- _Exercise_:
Transcribe the material verbatim in full; the pictures do not belong in the copy.

== Data section ==

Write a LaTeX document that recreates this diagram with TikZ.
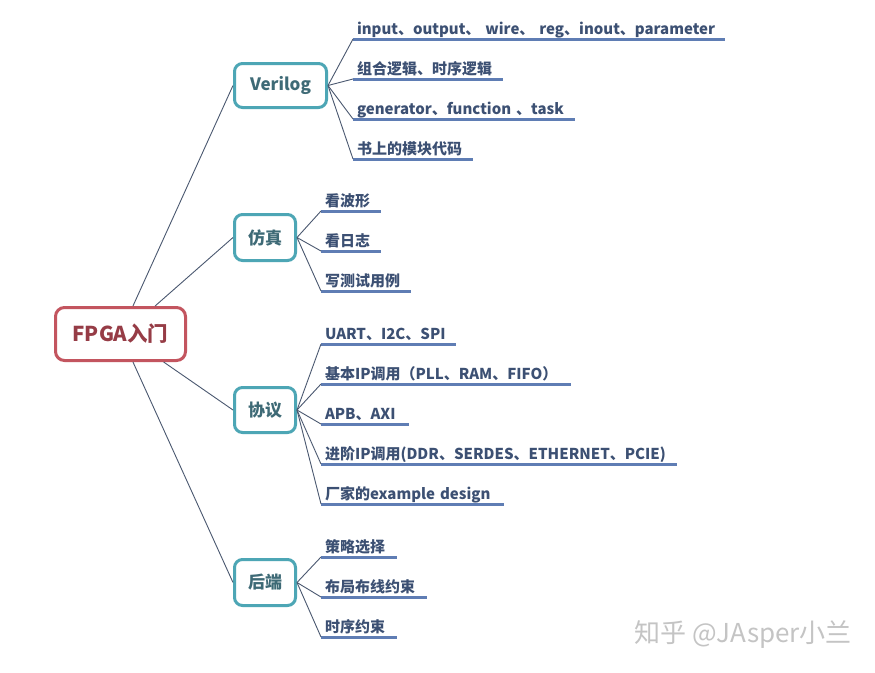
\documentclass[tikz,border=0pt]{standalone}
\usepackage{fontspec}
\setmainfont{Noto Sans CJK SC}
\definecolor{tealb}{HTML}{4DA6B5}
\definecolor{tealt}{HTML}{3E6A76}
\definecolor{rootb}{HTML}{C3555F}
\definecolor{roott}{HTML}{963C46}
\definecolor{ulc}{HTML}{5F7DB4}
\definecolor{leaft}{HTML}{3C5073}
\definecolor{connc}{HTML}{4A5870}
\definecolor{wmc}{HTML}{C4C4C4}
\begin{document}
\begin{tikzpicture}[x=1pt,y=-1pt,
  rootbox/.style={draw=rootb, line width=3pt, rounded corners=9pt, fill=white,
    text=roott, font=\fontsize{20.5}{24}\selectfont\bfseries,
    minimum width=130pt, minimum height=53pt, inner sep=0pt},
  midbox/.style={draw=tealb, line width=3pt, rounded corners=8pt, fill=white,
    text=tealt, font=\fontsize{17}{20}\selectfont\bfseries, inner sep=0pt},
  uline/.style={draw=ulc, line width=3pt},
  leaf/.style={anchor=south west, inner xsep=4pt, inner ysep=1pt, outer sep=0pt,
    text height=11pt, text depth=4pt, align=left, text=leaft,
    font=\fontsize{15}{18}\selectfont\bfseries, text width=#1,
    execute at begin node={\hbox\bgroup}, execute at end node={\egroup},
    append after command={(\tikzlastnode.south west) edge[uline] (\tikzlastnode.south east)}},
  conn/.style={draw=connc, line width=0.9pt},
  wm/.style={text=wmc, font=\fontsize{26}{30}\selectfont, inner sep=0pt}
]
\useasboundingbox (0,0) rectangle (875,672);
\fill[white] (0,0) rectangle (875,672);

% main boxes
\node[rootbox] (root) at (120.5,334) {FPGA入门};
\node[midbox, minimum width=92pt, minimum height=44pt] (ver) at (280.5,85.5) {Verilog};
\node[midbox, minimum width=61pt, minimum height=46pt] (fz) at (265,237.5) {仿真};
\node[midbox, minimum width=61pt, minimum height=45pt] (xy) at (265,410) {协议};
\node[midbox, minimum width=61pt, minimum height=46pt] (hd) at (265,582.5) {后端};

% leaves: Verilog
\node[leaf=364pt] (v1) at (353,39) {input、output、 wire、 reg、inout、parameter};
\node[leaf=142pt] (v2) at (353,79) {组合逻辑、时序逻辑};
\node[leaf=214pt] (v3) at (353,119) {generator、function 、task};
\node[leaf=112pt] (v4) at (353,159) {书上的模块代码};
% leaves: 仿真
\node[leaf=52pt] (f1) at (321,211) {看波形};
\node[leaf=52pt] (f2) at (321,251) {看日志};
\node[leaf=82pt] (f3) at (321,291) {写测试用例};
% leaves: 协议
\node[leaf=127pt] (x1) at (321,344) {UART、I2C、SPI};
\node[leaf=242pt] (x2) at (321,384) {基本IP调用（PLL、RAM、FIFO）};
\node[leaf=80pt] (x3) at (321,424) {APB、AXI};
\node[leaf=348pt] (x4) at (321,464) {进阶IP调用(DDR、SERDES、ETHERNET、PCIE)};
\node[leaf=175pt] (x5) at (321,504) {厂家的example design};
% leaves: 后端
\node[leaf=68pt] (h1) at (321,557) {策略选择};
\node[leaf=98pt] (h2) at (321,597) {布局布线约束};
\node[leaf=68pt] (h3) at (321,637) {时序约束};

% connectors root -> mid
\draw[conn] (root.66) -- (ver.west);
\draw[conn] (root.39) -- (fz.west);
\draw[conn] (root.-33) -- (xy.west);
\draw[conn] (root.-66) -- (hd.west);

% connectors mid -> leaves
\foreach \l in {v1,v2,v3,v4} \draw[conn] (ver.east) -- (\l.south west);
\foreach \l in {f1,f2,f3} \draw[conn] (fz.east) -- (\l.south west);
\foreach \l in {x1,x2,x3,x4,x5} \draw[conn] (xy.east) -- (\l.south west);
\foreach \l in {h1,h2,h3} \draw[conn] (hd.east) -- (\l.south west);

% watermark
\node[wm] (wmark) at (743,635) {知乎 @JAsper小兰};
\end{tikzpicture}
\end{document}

===

- _Complete response_:
Write a LaTeX document that recreates this diagram with TikZ.
\documentclass[tikz,border=0pt]{standalone}
\usepackage{fontspec}
\setmainfont{Noto Sans CJK SC}
\definecolor{tealb}{HTML}{4DA6B5}
\definecolor{tealt}{HTML}{3E6A76}
\definecolor{rootb}{HTML}{C3555F}
\definecolor{roott}{HTML}{963C46}
\definecolor{ulc}{HTML}{5F7DB4}
\definecolor{leaft}{HTML}{3C5073}
\definecolor{connc}{HTML}{4A5870}
\definecolor{wmc}{HTML}{C4C4C4}
\begin{document}
\begin{tikzpicture}[x=1pt,y=-1pt,
  rootbox/.style={draw=rootb, line width=3pt, rounded corners=9pt, fill=white,
    text=roott, font=\fontsize{20.5}{24}\selectfont\bfseries,
    minimum width=130pt, minimum height=53pt, inner sep=0pt},
  midbox/.style={draw=tealb, line width=3pt, rounded corners=8pt, fill=white,
    text=tealt, font=\fontsize{17}{20}\selectfont\bfseries, inner sep=0pt},
  uline/.style={draw=ulc, line width=3pt},
  leaf/.style={anchor=south west, inner xsep=4pt, inner ysep=1pt, outer sep=0pt,
    text height=11pt, text depth=4pt, align=left, text=leaft,
    font=\fontsize{15}{18}\selectfont\bfseries, text width=#1,
    execute at begin node={\hbox\bgroup}, execute at end node={\egroup},
    append after command={(\tikzlastnode.south west) edge[uline] (\tikzlastnode.south east)}},
  conn/.style={draw=connc, line width=0.9pt},
  wm/.style={text=wmc, font=\fontsize{26}{30}\selectfont, inner sep=0pt}
]
\useasboundingbox (0,0) rectangle (875,672);
\fill[white] (0,0) rectangle (875,672);

% main boxes
\node[rootbox] (root) at (120.5,334) {FPGA入门};
\node[midbox, minimum width=92pt, minimum height=44pt] (ver) at (280.5,85.5) {Verilog};
\node[midbox, minimum width=61pt, minimum height=46pt] (fz) at (265,237.5) {仿真};
\node[midbox, minimum width=61pt, minimum height=45pt] (xy) at (265,410) {协议};
\node[midbox, minimum width=61pt, minimum height=46pt] (hd) at (265,582.5) {后端};

% leaves: Verilog
\node[leaf=364pt] (v1) at (353,39) {input、output、 wire、 reg、inout、parameter};
\node[leaf=142pt] (v2) at (353,79) {组合逻辑、时序逻辑};
\node[leaf=214pt] (v3) at (353,119) {generator、function 、task};
\node[leaf=112pt] (v4) at (353,159) {书上的模块代码};
% leaves: 仿真
\node[leaf=52pt] (f1) at (321,211) {看波形};
\node[leaf=52pt] (f2) at (321,251) {看日志};
\node[leaf=82pt] (f3) at (321,291) {写测试用例};
% leaves: 协议
\node[leaf=127pt] (x1) at (321,344) {UART、I2C、SPI};
\node[leaf=242pt] (x2) at (321,384) {基本IP调用（PLL、RAM、FIFO）};
\node[leaf=80pt] (x3) at (321,424) {APB、AXI};
\node[leaf=348pt] (x4) at (321,464) {进阶IP调用(DDR、SERDES、ETHERNET、PCIE)};
\node[leaf=175pt] (x5) at (321,504) {厂家的example design};
% leaves: 后端
\node[leaf=68pt] (h1) at (321,557) {策略选择};
\node[leaf=98pt] (h2) at (321,597) {布局布线约束};
\node[leaf=68pt] (h3) at (321,637) {时序约束};

% connectors root -> mid
\draw[conn] (root.66) -- (ver.west);
\draw[conn] (root.39) -- (fz.west);
\draw[conn] (root.-33) -- (xy.west);
\draw[conn] (root.-66) -- (hd.west);

% connectors mid -> leaves
\foreach \l in {v1,v2,v3,v4} \draw[conn] (ver.east) -- (\l.south west);
\foreach \l in {f1,f2,f3} \draw[conn] (fz.east) -- (\l.south west);
\foreach \l in {x1,x2,x3,x4,x5} \draw[conn] (xy.east) -- (\l.south west);
\foreach \l in {h1,h2,h3} \draw[conn] (hd.east) -- (\l.south west);

% watermark
\node[wm] (wmark) at (743,635) {知乎 @JAsper小兰};
\end{tikzpicture}
\end{document}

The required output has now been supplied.